Information provided

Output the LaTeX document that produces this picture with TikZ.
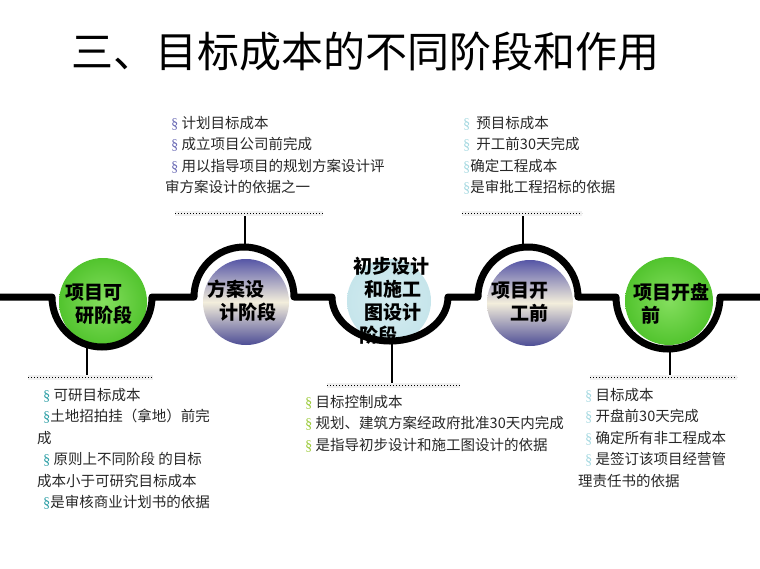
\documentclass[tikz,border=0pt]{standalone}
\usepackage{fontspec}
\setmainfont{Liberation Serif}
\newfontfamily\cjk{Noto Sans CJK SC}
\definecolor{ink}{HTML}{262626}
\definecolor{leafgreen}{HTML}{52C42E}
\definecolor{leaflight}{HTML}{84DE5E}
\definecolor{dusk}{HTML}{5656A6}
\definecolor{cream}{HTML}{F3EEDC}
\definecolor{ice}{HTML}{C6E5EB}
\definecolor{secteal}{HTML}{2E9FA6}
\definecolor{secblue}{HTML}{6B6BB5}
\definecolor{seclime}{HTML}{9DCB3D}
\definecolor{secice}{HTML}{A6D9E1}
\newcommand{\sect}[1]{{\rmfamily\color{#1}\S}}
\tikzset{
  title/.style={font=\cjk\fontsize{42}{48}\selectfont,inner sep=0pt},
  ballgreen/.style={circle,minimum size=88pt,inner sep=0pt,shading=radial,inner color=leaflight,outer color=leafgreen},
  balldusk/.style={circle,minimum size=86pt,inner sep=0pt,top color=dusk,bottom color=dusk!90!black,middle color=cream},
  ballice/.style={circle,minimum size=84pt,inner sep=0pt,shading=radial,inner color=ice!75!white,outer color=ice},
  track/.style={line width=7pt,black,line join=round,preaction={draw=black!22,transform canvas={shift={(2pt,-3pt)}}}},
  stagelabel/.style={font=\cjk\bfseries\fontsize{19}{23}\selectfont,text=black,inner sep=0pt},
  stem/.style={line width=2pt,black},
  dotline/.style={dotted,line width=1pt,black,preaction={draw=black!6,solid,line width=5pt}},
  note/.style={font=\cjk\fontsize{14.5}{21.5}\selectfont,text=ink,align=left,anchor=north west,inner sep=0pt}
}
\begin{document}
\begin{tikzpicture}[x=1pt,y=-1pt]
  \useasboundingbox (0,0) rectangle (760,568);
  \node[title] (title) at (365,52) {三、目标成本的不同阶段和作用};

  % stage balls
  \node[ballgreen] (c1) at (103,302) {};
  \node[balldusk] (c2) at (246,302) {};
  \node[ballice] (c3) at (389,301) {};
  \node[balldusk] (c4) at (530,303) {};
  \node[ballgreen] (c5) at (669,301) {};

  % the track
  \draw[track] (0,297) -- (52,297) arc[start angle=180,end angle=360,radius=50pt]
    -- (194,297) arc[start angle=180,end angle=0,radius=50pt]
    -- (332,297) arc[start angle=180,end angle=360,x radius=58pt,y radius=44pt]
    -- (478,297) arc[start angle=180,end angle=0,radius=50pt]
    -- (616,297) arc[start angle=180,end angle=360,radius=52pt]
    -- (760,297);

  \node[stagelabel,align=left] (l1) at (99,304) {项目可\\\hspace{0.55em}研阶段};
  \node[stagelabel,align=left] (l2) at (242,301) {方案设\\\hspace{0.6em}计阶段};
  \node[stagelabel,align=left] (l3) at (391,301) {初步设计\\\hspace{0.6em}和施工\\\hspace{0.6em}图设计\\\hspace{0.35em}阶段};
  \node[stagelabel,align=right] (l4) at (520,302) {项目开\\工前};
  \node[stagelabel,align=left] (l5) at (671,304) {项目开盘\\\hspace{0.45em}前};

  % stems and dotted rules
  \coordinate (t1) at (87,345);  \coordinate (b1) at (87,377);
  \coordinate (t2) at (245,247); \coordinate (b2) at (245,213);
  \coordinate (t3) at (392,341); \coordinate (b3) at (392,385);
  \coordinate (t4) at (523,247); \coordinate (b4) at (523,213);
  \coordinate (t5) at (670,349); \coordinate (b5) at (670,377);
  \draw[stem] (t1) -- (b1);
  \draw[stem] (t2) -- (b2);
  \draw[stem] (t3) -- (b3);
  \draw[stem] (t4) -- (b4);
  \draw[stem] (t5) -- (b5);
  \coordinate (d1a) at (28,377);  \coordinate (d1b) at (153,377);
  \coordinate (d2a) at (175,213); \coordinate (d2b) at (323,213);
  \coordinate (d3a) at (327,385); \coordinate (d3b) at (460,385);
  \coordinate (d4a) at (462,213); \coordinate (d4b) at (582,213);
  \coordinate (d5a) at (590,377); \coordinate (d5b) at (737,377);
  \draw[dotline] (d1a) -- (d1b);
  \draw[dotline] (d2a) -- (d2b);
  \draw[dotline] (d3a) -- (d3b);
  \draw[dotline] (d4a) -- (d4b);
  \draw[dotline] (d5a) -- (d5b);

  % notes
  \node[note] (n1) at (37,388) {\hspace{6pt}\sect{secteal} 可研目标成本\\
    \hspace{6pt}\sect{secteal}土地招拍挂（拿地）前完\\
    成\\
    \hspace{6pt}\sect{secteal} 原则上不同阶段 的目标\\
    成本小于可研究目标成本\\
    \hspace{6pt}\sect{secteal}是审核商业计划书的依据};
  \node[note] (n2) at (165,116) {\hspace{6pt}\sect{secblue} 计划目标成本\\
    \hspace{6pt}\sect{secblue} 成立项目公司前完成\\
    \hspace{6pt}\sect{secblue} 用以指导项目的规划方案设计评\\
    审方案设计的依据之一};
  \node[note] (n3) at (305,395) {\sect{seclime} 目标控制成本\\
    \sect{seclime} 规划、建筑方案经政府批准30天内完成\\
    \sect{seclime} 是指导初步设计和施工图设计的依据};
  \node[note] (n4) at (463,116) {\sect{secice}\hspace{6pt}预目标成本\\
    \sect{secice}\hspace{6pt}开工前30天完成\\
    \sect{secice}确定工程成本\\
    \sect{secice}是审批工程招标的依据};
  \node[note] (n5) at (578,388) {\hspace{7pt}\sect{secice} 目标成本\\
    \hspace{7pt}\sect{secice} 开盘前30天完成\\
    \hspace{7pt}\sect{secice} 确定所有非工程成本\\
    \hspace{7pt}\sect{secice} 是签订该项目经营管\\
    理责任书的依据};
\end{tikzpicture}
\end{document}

Set exercise
Every line of the data above should be quoted exactly. Omit the pictures.

The completed task
Output the LaTeX document that produces this picture with TikZ.
\documentclass[tikz,border=0pt]{standalone}
\usepackage{fontspec}
\setmainfont{Liberation Serif}
\newfontfamily\cjk{Noto Sans CJK SC}
\definecolor{ink}{HTML}{262626}
\definecolor{leafgreen}{HTML}{52C42E}
\definecolor{leaflight}{HTML}{84DE5E}
\definecolor{dusk}{HTML}{5656A6}
\definecolor{cream}{HTML}{F3EEDC}
\definecolor{ice}{HTML}{C6E5EB}
\definecolor{secteal}{HTML}{2E9FA6}
\definecolor{secblue}{HTML}{6B6BB5}
\definecolor{seclime}{HTML}{9DCB3D}
\definecolor{secice}{HTML}{A6D9E1}
\newcommand{\sect}[1]{{\rmfamily\color{#1}\S}}
\tikzset{
  title/.style={font=\cjk\fontsize{42}{48}\selectfont,inner sep=0pt},
  ballgreen/.style={circle,minimum size=88pt,inner sep=0pt,shading=radial,inner color=leaflight,outer color=leafgreen},
  balldusk/.style={circle,minimum size=86pt,inner sep=0pt,top color=dusk,bottom color=dusk!90!black,middle color=cream},
  ballice/.style={circle,minimum size=84pt,inner sep=0pt,shading=radial,inner color=ice!75!white,outer color=ice},
  track/.style={line width=7pt,black,line join=round,preaction={draw=black!22,transform canvas={shift={(2pt,-3pt)}}}},
  stagelabel/.style={font=\cjk\bfseries\fontsize{19}{23}\selectfont,text=black,inner sep=0pt},
  stem/.style={line width=2pt,black},
  dotline/.style={dotted,line width=1pt,black,preaction={draw=black!6,solid,line width=5pt}},
  note/.style={font=\cjk\fontsize{14.5}{21.5}\selectfont,text=ink,align=left,anchor=north west,inner sep=0pt}
}
\begin{document}
\begin{tikzpicture}[x=1pt,y=-1pt]
  \useasboundingbox (0,0) rectangle (760,568);
  \node[title] (title) at (365,52) {三、目标成本的不同阶段和作用};

  % stage balls
  \node[ballgreen] (c1) at (103,302) {};
  \node[balldusk] (c2) at (246,302) {};
  \node[ballice] (c3) at (389,301) {};
  \node[balldusk] (c4) at (530,303) {};
  \node[ballgreen] (c5) at (669,301) {};

  % the track
  \draw[track] (0,297) -- (52,297) arc[start angle=180,end angle=360,radius=50pt]
    -- (194,297) arc[start angle=180,end angle=0,radius=50pt]
    -- (332,297) arc[start angle=180,end angle=360,x radius=58pt,y radius=44pt]
    -- (478,297) arc[start angle=180,end angle=0,radius=50pt]
    -- (616,297) arc[start angle=180,end angle=360,radius=52pt]
    -- (760,297);

  \node[stagelabel,align=left] (l1) at (99,304) {项目可\\\hspace{0.55em}研阶段};
  \node[stagelabel,align=left] (l2) at (242,301) {方案设\\\hspace{0.6em}计阶段};
  \node[stagelabel,align=left] (l3) at (391,301) {初步设计\\\hspace{0.6em}和施工\\\hspace{0.6em}图设计\\\hspace{0.35em}阶段};
  \node[stagelabel,align=right] (l4) at (520,302) {项目开\\工前};
  \node[stagelabel,align=left] (l5) at (671,304) {项目开盘\\\hspace{0.45em}前};

  % stems and dotted rules
  \coordinate (t1) at (87,345);  \coordinate (b1) at (87,377);
  \coordinate (t2) at (245,247); \coordinate (b2) at (245,213);
  \coordinate (t3) at (392,341); \coordinate (b3) at (392,385);
  \coordinate (t4) at (523,247); \coordinate (b4) at (523,213);
  \coordinate (t5) at (670,349); \coordinate (b5) at (670,377);
  \draw[stem] (t1) -- (b1);
  \draw[stem] (t2) -- (b2);
  \draw[stem] (t3) -- (b3);
  \draw[stem] (t4) -- (b4);
  \draw[stem] (t5) -- (b5);
  \coordinate (d1a) at (28,377);  \coordinate (d1b) at (153,377);
  \coordinate (d2a) at (175,213); \coordinate (d2b) at (323,213);
  \coordinate (d3a) at (327,385); \coordinate (d3b) at (460,385);
  \coordinate (d4a) at (462,213); \coordinate (d4b) at (582,213);
  \coordinate (d5a) at (590,377); \coordinate (d5b) at (737,377);
  \draw[dotline] (d1a) -- (d1b);
  \draw[dotline] (d2a) -- (d2b);
  \draw[dotline] (d3a) -- (d3b);
  \draw[dotline] (d4a) -- (d4b);
  \draw[dotline] (d5a) -- (d5b);

  % notes
  \node[note] (n1) at (37,388) {\hspace{6pt}\sect{secteal} 可研目标成本\\
    \hspace{6pt}\sect{secteal}土地招拍挂（拿地）前完\\
    成\\
    \hspace{6pt}\sect{secteal} 原则上不同阶段 的目标\\
    成本小于可研究目标成本\\
    \hspace{6pt}\sect{secteal}是审核商业计划书的依据};
  \node[note] (n2) at (165,116) {\hspace{6pt}\sect{secblue} 计划目标成本\\
    \hspace{6pt}\sect{secblue} 成立项目公司前完成\\
    \hspace{6pt}\sect{secblue} 用以指导项目的规划方案设计评\\
    审方案设计的依据之一};
  \node[note] (n3) at (305,395) {\sect{seclime} 目标控制成本\\
    \sect{seclime} 规划、建筑方案经政府批准30天内完成\\
    \sect{seclime} 是指导初步设计和施工图设计的依据};
  \node[note] (n4) at (463,116) {\sect{secice}\hspace{6pt}预目标成本\\
    \sect{secice}\hspace{6pt}开工前30天完成\\
    \sect{secice}确定工程成本\\
    \sect{secice}是审批工程招标的依据};
  \node[note] (n5) at (578,388) {\hspace{7pt}\sect{secice} 目标成本\\
    \hspace{7pt}\sect{secice} 开盘前30天完成\\
    \hspace{7pt}\sect{secice} 确定所有非工程成本\\
    \hspace{7pt}\sect{secice} 是签订该项目经营管\\
    理责任书的依据};
\end{tikzpicture}
\end{document}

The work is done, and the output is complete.